Renovate has also agreed to subordinate its rights at a homeowner’s request when they sell or refinance, at no charge. The Federal Housing Authority in August said it was developing guidance for PACE loans in collaboration with the FHFA that would require such subordination.
Interest in residential PACE has been so high that public agencies have been pushing for more financing partners, according to Figtree Financing CEO Mahesh Shah. Figtree offers only commercial PACE, but said the California Enterprise Development Authority and others had recently started asking if it could provide residential products as well to give property owners more options. Figtree announced a $30 million investment last week that would help it launch a residential program later this year and expand its commercial offerings to Colorado, Virginia, Maryland and Missouri.
A ‘Business Decision’
“The regulators’ position hasn’t changed, but municipalities got more comfortable,” Shah said. “As long as we provide appropriate disclosures, it’s a business decision for the property owners.”

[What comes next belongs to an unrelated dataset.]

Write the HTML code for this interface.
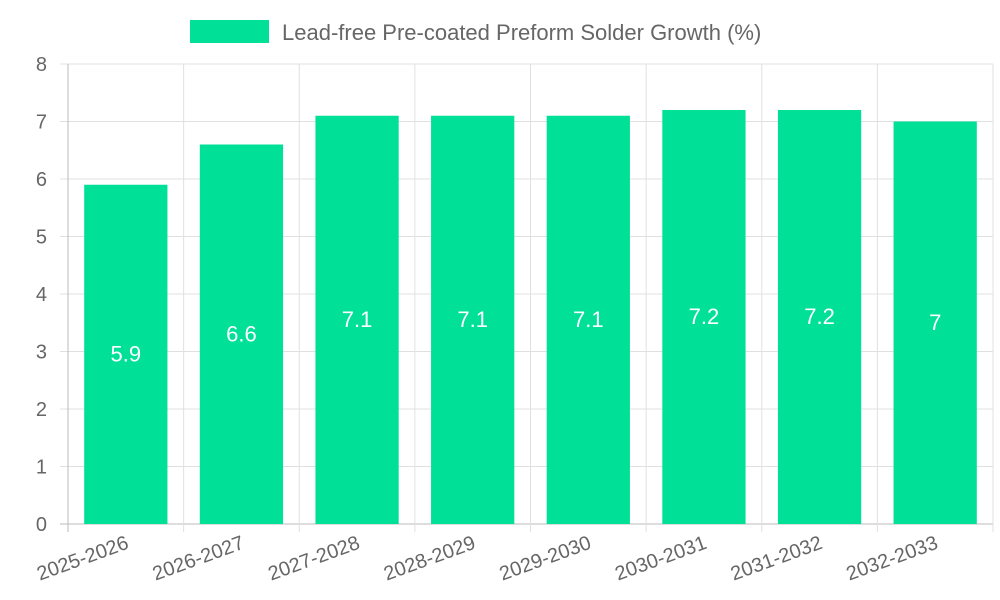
<!DOCTYPE html>
<html><head><meta charset="utf-8"><style>
body{margin:0;background:#fff;}
svg{display:block;font-family:"Liberation Sans",sans-serif;}
</style></head><body>
<svg id="chart" width="1000" height="600">
<rect x="190" y="20" width="79" height="23" fill="#00e096"/>
<text x="282" y="40" font-size="22" fill="#666">Lead-free Pre-coated Preform Solder Growth (%)</text>
<g id="grid"></g><g id="bars"></g><g id="labels"></g>
</svg>
<script>
const categories=["2025-2026","2026-2027","2027-2028","2028-2029","2029-2030","2030-2031","2031-2032","2032-2033"];
const values=[5.9,6.6,7.1,7.1,7.1,7.2,7.2,7];
const yTicks=[0,1,2,3,4,5,6,7,8];
const NS="http://www.w3.org/2000/svg";
const x0=68,x1=993,y0=524,y1=64,yMax=8;
const bw=(x1-x0)/categories.length;
const Y=v=>y0-(v/yMax)*(y0-y1);
const X=i=>x0+bw*i;
function mk(t,a,p){const e=document.createElementNS(NS,t);for(const k in a)e.setAttribute(k,a[k]);p.appendChild(e);return e;}
const g=document.getElementById('grid'),b=document.getElementById('bars'),l=document.getElementById('labels');
yTicks.forEach(t=>{
 const ln=mk('line',{x1:60,x2:x1,y1:Y(t),y2:Y(t),stroke:t===0?'#bbb':'#e0e0e0','stroke-width':1},g);
 
 
 const tx=mk('text',{x:47,y:Y(t)+7,'font-size':20,fill:'#666','text-anchor':'end'},l);
 tx.textContent=t;
 
 
});
for(let i=0;i<=categories.length;i++){
 const ln=mk('line',{x1:X(i),x2:X(i),y1:y1,y2:y0+8,stroke:i===0?'#bbb':'#e0e0e0','stroke-width':1},g);
 
 
}
categories.forEach((c,i)=>{
 const cx=X(i)+bw/2,w=bw*0.72;
 const r=mk('rect',{x:cx-w/2,y:Y(values[i]),width:w,height:y0-Y(values[i]),fill:'#00e096'},b);
 
 
 const vt=mk('text',{x:cx,y:(Y(values[i])+y0)/2+7,'font-size':22,fill:'#fff','text-anchor':'middle'},l);
 vt.textContent=values[i];
 
 
 const xt=mk('text',{x:cx+4,y:548,'font-size':20,fill:'#666','text-anchor':'end',transform:`rotate(-20 ${cx+4} 548)`},l);
 xt.textContent=c;
 
 
});
</script>
</body></html>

Renovate closed a $90 million financing round in October, bringing its fundraising total to $175 million. Next month it will start operations in Missouri with Florida to follow soon after. The company will also move into commercial PACE next month, according to McNeill, seeking to take advantage of growing awareness of the program in the more than 30 states that allow it.
CEO: J.P. McNeill
No. of local employees: 650
Headquarters: San Diego
Year founded: 2009
Company description: Renovate finances clean energy upgrades, including solar panels and gray water systems, which are eventually paid back through added property tax assessments.